12 de Septiembre de 2004
Por FERNANDO CUEVAS
Más que falta de creatividad, el reciclaje fílmico responde a las lógicas del mercado: jugar a la segura. Los subproductos cinematográficos (llámense secuelas, crossovers, films basados en series televisivas o en videojuegos) apuntan a un segmento calculado. De antemano se sabe el costo-beneficio por producir tal o cual película, factor que resulta decisivo para aventurarse a realizarla. Lo demás es lo de menos: que si es un simple capítulo alargado de la teleserie, que si el argumento se resume en dos líneas, que si...
Dos ejemplos coinciden en nuestra cartelera de este tipo de cine que, más que ser iniciador de sagas o incluso de emporios económicos, es la consecuencia de una serie de modas y tendencias producto de otras manifestaciones: la televisión y el cómic, aunque éste fuera resultante de la película. Entre esta red de propuestas, lo que al final cuenta es el potencial de venta. Así, mientras infinidad de films no llegan a nuestros cines o, pero aún, se quedan en proyecto, otras de mucho menor nivel, ocupan valiosos espacios en la cartelera. Primero la taquilla, después la propuesta.
Bajo el slogan de que gane quien gane, nosotros perdemos, Alien vs Depredador (2004) se estructura a partir de puros reciclajes, de historias ya contadas simplemente aderezadas para la ocasión. Dirigida por Paul Anderson (Resident Evil: El huésped maldito), la cinta se desarrolla con base en la añeja hipótesis de que fueron extraterrestres los que enseñaron a algunas civilizaciones a construir las pirámides. Se supone que los Depredadores iluminaron a egipcios, aztecas y ¿camboyanos? para edificar sus templos sagrados, a cambio de que participaran en sacrificios para darle vida a los Aliens, objetos de caza de los primeros.
Así, cada 100 años, nuevos guerreros con armadura y trenzas al estilo rasta, deben probar su valía matando aliens; y si el asunto se sale de control, a destruirlo todo y ya veremos pasada otra centuria. Pero como ahora faltaban cuerpos humanos para alojar a los mortíferos insectos, los Depredadores tuvieron la idea de atraer a un grupo de investigadores con el anzuelo de descubrir la primera pirámide construida (en realidad una prisión alienígena parecida a El cubo), ubicada en la Antártida y sumida en las profundidades del hielo.
De ser una de las mejores sagas que se han filmado, aquí los aliens son desprovistos de cualquier atractivo, fuera de los eficientes efectos especiales (sobre todo por el trabajo manual más que digital), y se reducen a meras criaturas de caza. Y aunque la pelea a tres caídas acaba siendo muy pareja, no se siente ningún tipo de tensión y lejos quedó la claustrofobia y el horror que caracterizó en particular a la primera película, obra maestra de Ridley Scott.

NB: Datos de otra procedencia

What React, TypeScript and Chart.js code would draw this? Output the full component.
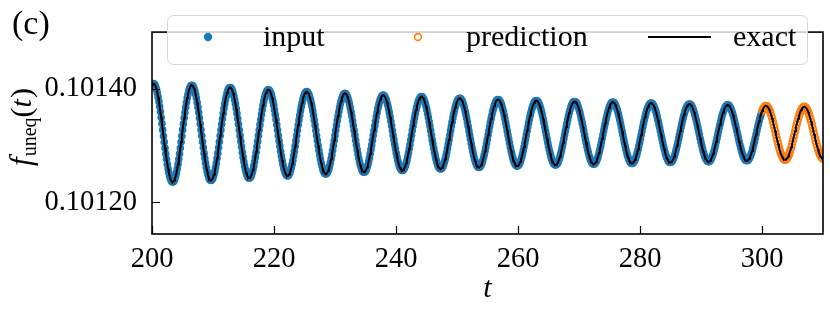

Los Depredadores, por su parte, se exponen demasiado (hasta se les olvida hacerse invisibles en algunos momentos claves). De la incertidumbre y angustia creada en la primera parte en donde traían loco al ahora gobernador de California, nos tenemos que conformar con ver armas sofisticadas y rituales guerreros ancestrales, no obstante el grado de avance de la cultura depredadora. Y el problema es que el argumento se agota en una simple lectura de jeroglíficos.

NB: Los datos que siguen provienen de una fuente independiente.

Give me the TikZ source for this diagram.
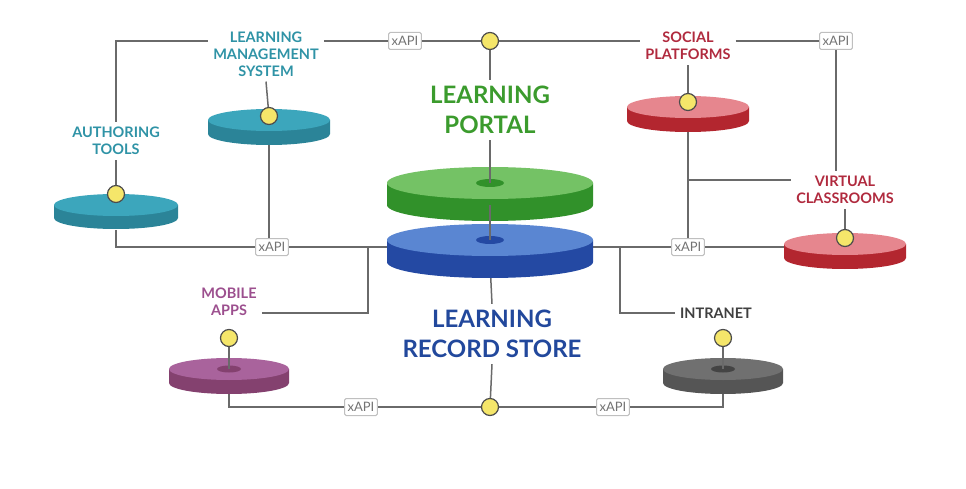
\documentclass[tikz,border=0pt]{standalone}
\usepackage{fontspec}
\setmainfont{Lato}
\usetikzlibrary{positioning}
\definecolor{wirecol}{HTML}{6A6A6A}
\definecolor{dotcol}{HTML}{F5E66A}
\definecolor{tealtop}{HTML}{3CA6BC}
\definecolor{tealside}{HTML}{2B8498}
\definecolor{tealtxt}{HTML}{2F93A6}
\definecolor{redtop}{HTML}{E6868E}
\definecolor{redside}{HTML}{B3262F}
\definecolor{redtxt}{HTML}{B02A3E}
\definecolor{purptop}{HTML}{A9639C}
\definecolor{purpside}{HTML}{84416F}
\definecolor{purptxt}{HTML}{9C4F8E}
\definecolor{greytop}{HTML}{707070}
\definecolor{greyside}{HTML}{555555}
\definecolor{greentop}{HTML}{74C265}
\definecolor{greenside}{HTML}{31912A}
\definecolor{greentxt}{HTML}{3B9B2D}
\definecolor{bluetop}{HTML}{5A86D2}
\definecolor{blueside}{HTML}{2449A3}
\definecolor{bluetxt}{HTML}{22489C}
\tikzset{
  wire/.style={draw=wirecol,line width=1.5pt},
  lab/.style={font=\bfseries\fontsize{14.5}{17}\selectfont,align=center,inner sep=5pt},
  big/.style={font=\bfseries\fontsize{24}{30}\selectfont,align=center,inner sep=6pt},
  api/.style={draw=black!25,fill=white,text=black!55,rounded corners=1.5pt,line width=1pt,
    font=\fontsize{13}{14}\selectfont,inner sep=3pt,minimum height=17pt},
  pin/.style={circle,draw=black!70,fill=dotcol,line width=1.2pt,minimum size=17pt,inner sep=0pt}
}
% disk: x, y (top centre), rx, ry, height, top colour, side colour
\newcommand{\disk}[7]{
  \fill[#7] (#1-#3,#2) -- (#1-#3,#2+#5) arc[start angle=180,end angle=360,x radius=#3,y radius=-#4] -- (#1+#3,#2) -- cycle;
  \fill[#6] (#1,#2) ellipse[x radius=#3,y radius=#4];
}
\begin{document}
\begin{tikzpicture}[x=1pt,y=-1pt]
  \useasboundingbox (0,0) rectangle (966,489);
  % labels
  \node[big,text=greentxt] (portal) at (490,110) {LEARNING\\PORTAL};
  \node[big,text=bluetxt] (lrs) at (492,334) {LEARNING\\RECORD STORE};
  \node[lab,text=tealtxt] (auth) at (116,141) {AUTHORING\\TOOLS};
  \node[lab,text=tealtxt] (lms) at (266,54) {LEARNING\\MANAGEMENT\\SYSTEM};
  \node[lab,text=redtxt] (social) at (688,46) {SOCIAL\\PLATFORMS};
  \node[lab,text=redtxt] (virt) at (845,190) {VIRTUAL\\CLASSROOMS};
  \node[lab,text=purptxt] (mob) at (229,302) {MOBILE\\APPS};
  \node[lab,text=black!75] (intra) at (716,313) {INTRANET};

  % wires
  \draw[wire] (auth.north) -- (116,41) -- (lms.west |- 0,41);
  \draw[wire] (lms.east |- 0,41) -- (social.west |- 0,41);
  \draw[wire] (social.east |- 0,41) -- (836,41) -- (virt.north -| 836,0);
  \draw[wire] (portal.north) -- (490,41);
  \draw[wire] (lrs.north) -- (490,262);
  \draw[wire] (lrs.south) -- (490,407);
  \draw[wire] (auth.south) -- (116,194);
  \draw[wire] (lms.south) -- (269,116);
  \draw[wire] (116,230) -- (116,247) -- (387,247);
  \draw[wire] (269,134) -- (269,247);
  \draw[wire] (mob.east |- 0,313) -- (368,313) -- (368,247);
  \draw[wire] (593,247) -- (785,247);
  \draw[wire] (social.south) -- (688,102);
  \draw[wire] (688,121) -- (688,247);
  \draw[wire] (688,180) -- (virt.west |- 0,180);
  \draw[wire] (virt.south) -- (845,238);
  \draw[wire] (620,247) -- (620,313) -- (intra.west);
  \draw[wire] (229,383) -- (229,407) -- (723,407) -- (723,383);

  % disks
  \disk{116}{205}{62}{11}{13}{tealtop}{tealside}
  \disk{269}{120}{61}{11}{14}{tealtop}{tealside}
  \disk{688}{107}{61}{11}{14}{redtop}{redside}
  \disk{845}{244}{61}{11}{14}{redtop}{redside}
  \disk{229}{369}{60}{11}{14}{purptop}{purpside}
  \disk{723}{369}{60}{11}{14}{greytop}{greyside}
  \disk{490}{183}{103}{16}{22}{greentop}{greenside}
  \fill[greenside] (490,183) ellipse[x radius=14,y radius=4];
  \draw[wire] (portal.south) -- (490,183);
  \disk{490}{240}{103}{16}{22}{bluetop}{blueside}
  \fill[blueside] (490,240) ellipse[x radius=14,y radius=4];
  \draw[wire] (490,205) -- (490,240);
  \fill[purpside] (229,369) ellipse[x radius=12,y radius=3.5];
  \fill[greyside!80!black] (723,369) ellipse[x radius=12,y radius=3.5];
  \draw[wire] (229,338) -- (229,369);
  \draw[wire] (723,338) -- (723,369);

  % xAPI tags
  \foreach \n/\x/\y in {a/405/41, b/836/41, c/272/247, d/688/247, e/361/407, f/613/407}
    \node[api] (api\n) at (\x,\y) {xAPI};

  % pins
  \foreach \n/\x/\y in {p/490/41, q/116/194, r/269/116, s/688/102, t/845/238, u/229/338, v/723/338, w/490/407}
    \node[pin] (pin\n) at (\x,\y) {};
\end{tikzpicture}
\end{document}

El resto es una suma de clichés: la líder que mantiene fría la cabeza, el científico vuelto valeroso luchador, los rudos que mueren a las primeras de cambio, el objeto fetiche (una corcholata de pepsi) y el final supuestamente sorpresivo preparatorio para la segunda parte. Claro, tampoco podía faltar el humor involuntario: secuencias de supuesta emotividad terminan arrancando risas. Eso sí, tanto la fotografía en penumbras como la edición, utilizando como puente los aparatos de los cazadores, le dan fluidez a la cinta y un tono críptico muy poco aprovechado por el relato.
La idea de poner frente a frente a estos extraterrestres tiene una larga historia: cómic, videojuego, tarjetas, juguetes... lo cierto es que pierda quien pierda, la casa productora ya ganó.